I almost don't know how to react since it's been so long. It may be time to unearth the romantic buried so deep inside me.

This is so very very unusual for me. I feel like Alice about to go down a rabbit hole.

Time to take a deep breath and see where this goes.

Tuesday, October 25, 2005

Geez, it's been a while. My thoughts are all over the place, so my blog may reflect this somewhat!


Right now I'm in zombie-mode, pretty much just going through my everyday routine because I'm too tired to resist or change. Shooting tv shows in the middle of the night is taking a toll on me.

C.O.T.

It seems I've caught the eye of a young soldier boy. I'll refer to him from now on as Private Ryan. Haha, this should be good. I wonder how long it'll be before I can tell him to drop and gimme 20! *rubs hands and laughs evilly*
I'll admit, he DOES demonstrate some odd behaviour occasionally, but then again...who doesn't?
He actually bit my nails the other night, which, as one can imagine, caught me totally offguard (I thought that biting OTHER people's nails was only something you do after the third date at least!).

I snatched my hand away, and looked at him with narrowed eyes. "Did you just bite my nails?"
"Yeah," he replied matter-of-factly "you have nice nails."

I realise that I have this tendency to try to be polite and not freak out when someone does something a little...off.

Right, so there'll be very little hand-holding in the near future for the Private.

C.O.T.

Well, our rumba routine made it through to the NIFCA finals, but not our samba. While I'm not exactly surprised, I AM a little disappointed. The samba is so much more lively and fun. Plus in the samba, I don't have the pressure of pretending I'm in love with someone who won't even help me up after he accidentally drops me on my back during a lift that went wrong. :-S

Monday, October 17, 2005

My partner and I placed 2nd in the advanced classics, and we won the advanced Latin category. However I must point out that there were only two couples competing in each! Oh well! It’s over now, and for that I feel relief. Next up: NIFCA semi-finals with the samba, and that blasted rumba.

A couple of things had me feeling somewhat off-centre at the end of the evening:

1.) When I’m going to compete or perform, I make sure I bring every thing I’ll need: makeup, water, safety pins, paper towels, scissors, stockings etc.

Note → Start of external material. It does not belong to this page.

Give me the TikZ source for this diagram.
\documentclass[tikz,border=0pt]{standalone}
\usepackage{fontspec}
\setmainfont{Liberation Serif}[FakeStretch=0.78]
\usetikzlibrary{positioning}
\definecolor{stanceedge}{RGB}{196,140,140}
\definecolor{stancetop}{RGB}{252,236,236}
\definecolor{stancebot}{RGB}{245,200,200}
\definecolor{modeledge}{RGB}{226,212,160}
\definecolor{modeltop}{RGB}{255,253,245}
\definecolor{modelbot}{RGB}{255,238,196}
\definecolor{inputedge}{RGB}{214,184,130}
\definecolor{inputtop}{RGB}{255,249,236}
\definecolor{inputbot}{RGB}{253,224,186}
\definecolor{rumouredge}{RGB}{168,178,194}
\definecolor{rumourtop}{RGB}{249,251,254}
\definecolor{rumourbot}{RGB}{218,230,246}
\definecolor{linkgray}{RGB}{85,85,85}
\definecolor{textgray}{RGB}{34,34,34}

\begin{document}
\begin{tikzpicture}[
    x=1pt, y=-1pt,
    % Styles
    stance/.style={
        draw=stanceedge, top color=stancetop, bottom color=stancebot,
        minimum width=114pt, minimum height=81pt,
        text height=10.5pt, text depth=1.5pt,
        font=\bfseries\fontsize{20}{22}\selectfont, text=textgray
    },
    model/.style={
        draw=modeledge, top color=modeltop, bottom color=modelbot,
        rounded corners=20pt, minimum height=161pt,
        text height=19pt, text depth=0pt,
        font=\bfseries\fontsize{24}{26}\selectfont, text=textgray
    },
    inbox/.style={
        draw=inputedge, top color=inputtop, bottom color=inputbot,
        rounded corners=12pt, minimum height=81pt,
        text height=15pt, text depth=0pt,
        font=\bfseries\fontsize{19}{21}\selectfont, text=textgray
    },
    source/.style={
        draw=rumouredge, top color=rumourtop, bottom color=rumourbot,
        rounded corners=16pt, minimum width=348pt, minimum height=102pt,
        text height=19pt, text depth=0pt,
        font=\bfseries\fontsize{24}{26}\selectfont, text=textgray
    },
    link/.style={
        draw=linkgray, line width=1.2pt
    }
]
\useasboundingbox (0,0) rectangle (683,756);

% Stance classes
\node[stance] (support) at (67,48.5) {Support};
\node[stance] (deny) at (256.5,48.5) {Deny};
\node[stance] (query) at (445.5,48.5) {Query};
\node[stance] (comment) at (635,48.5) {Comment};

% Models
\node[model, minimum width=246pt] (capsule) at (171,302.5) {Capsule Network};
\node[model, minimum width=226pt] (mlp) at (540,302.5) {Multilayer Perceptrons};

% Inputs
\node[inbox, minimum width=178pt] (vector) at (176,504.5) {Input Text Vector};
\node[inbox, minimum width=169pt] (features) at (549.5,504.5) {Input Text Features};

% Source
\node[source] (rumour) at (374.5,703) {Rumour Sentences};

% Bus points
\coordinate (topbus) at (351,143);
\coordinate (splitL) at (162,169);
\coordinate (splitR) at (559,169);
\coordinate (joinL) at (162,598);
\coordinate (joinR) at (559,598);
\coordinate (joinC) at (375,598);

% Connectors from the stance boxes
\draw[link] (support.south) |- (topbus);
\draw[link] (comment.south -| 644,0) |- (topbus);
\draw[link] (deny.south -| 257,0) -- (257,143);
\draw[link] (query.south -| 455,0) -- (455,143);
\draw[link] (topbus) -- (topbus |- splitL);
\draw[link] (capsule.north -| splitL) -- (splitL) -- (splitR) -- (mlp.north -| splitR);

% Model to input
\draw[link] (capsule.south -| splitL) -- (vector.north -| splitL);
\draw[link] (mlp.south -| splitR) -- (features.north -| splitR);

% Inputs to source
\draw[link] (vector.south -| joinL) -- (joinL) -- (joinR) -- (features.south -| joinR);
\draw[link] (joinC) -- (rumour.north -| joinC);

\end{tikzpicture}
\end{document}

Why is it that SO many other-wise sensible girls and women come to perform COMPLETELY unprepared??
Are they children, or capable adults???
This one wants to borrow my red lipstick, the other wants my safety pins, and yet another has NO idea how to put on any sort of makeup, and pleads with me to do hers when I'm s'posed to be getting ready myself! They don't walk with hairgel, they're USELESS with eyeshadow, and they all want to use MY stuff!! I call them the Dressing Room Leeches! Why, you'd think they'd never done this before!

And 2.) There is something to be said for winning graciously. The attitude of one female competitor (and also a friend of mine) left a bitter taste in my mouth.

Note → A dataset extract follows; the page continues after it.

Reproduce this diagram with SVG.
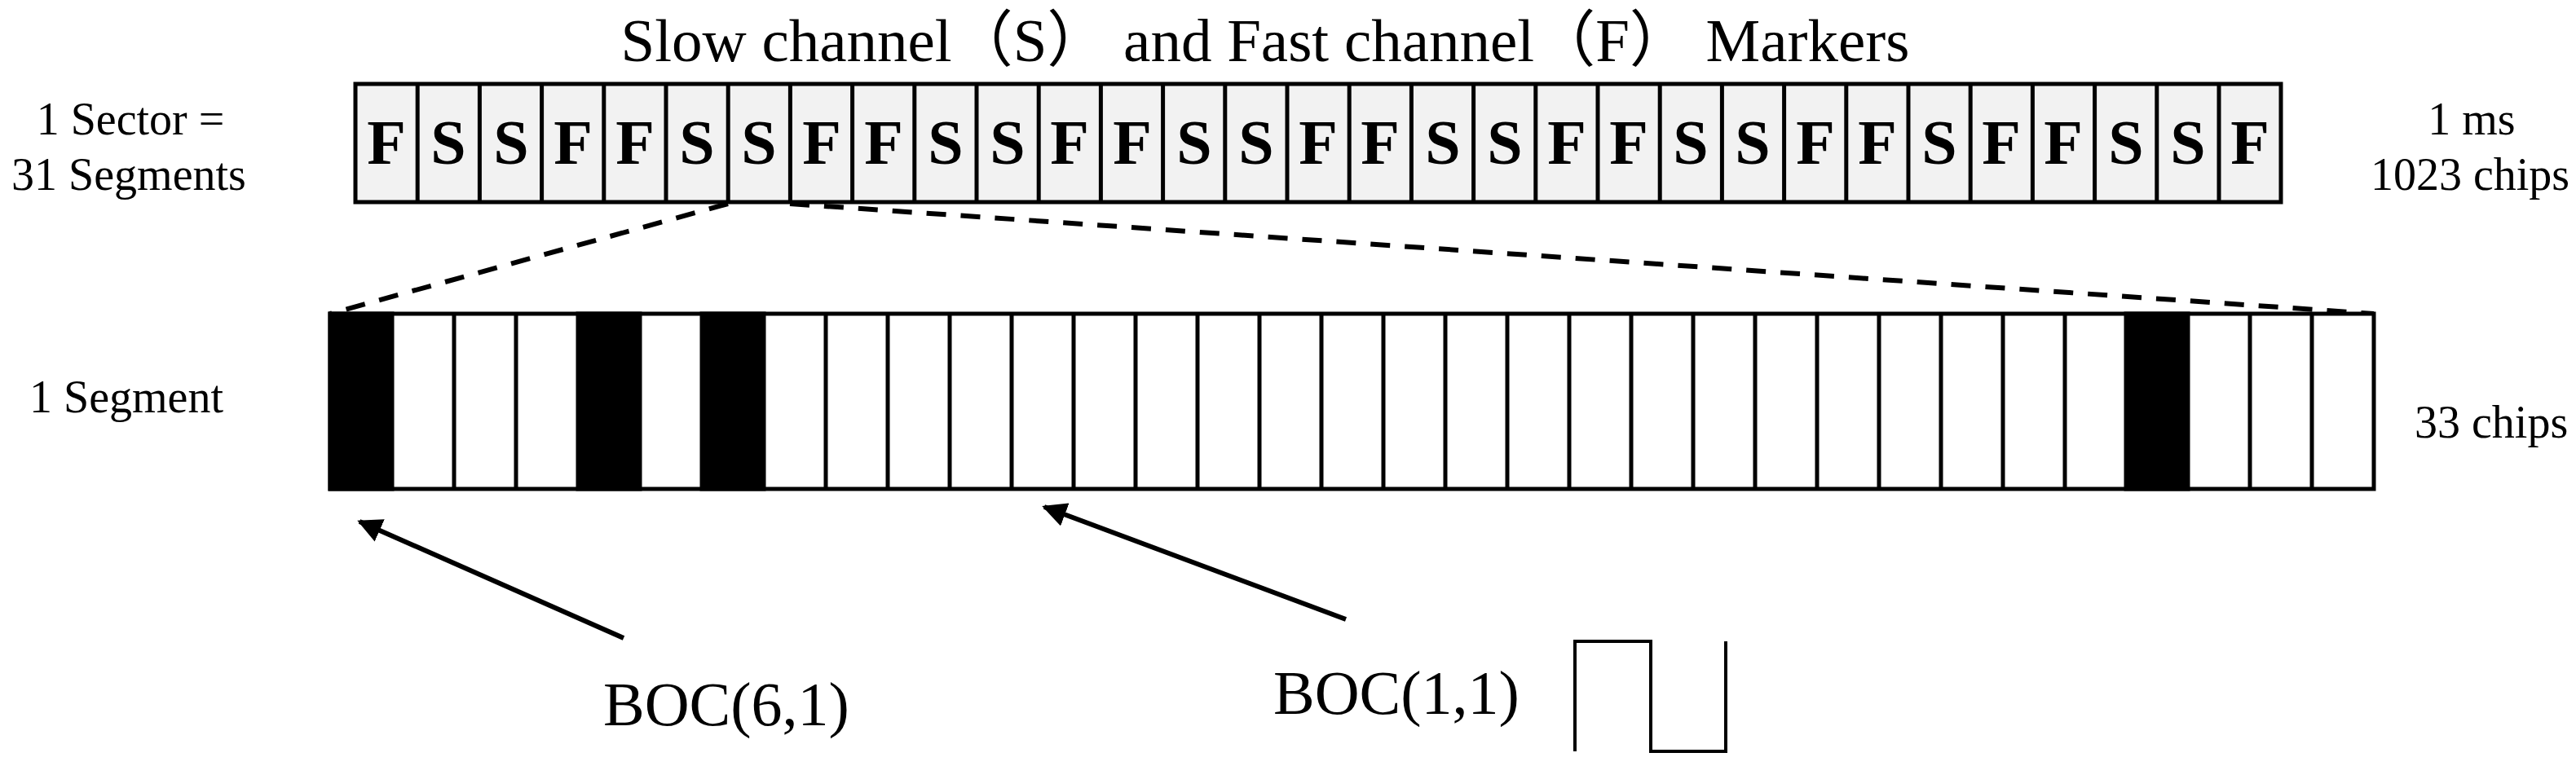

She practised SO hard for weeks before the competition with her main goal being to beat out another specific entrant against whom she has a personal vendetta (I didn't agree with her incentive, but whatever gets her going, I s'pose).
Her costume was hot, and she looked great on the floor.
She and her partner won their category...but afterwards all she could do was bitch about the crappy prize with which she was awarded in addition to her trophy!
I couldn't believe it. She frikkin' WON, and instead of basking in her glory for at LEAST that night, she demonstrated the most ungracious attitude I have ever seen, ESPECIALLY in a first time competitor!
She was acting like a prima donna, and I was completely turned off.

I'm the first one to admit that the prizes ARE indeed crappy for this competition, but it IS a new event, and it's a work in progress.


This is the same girl who often remarks with disdain about my mostly cheerful demeanor...as if it's something to be looked down upon.

Actually, it's surprising how often a negative response is given to a sunny attitude.

What the hell IS it about general positivity that makes people so uncomfortable?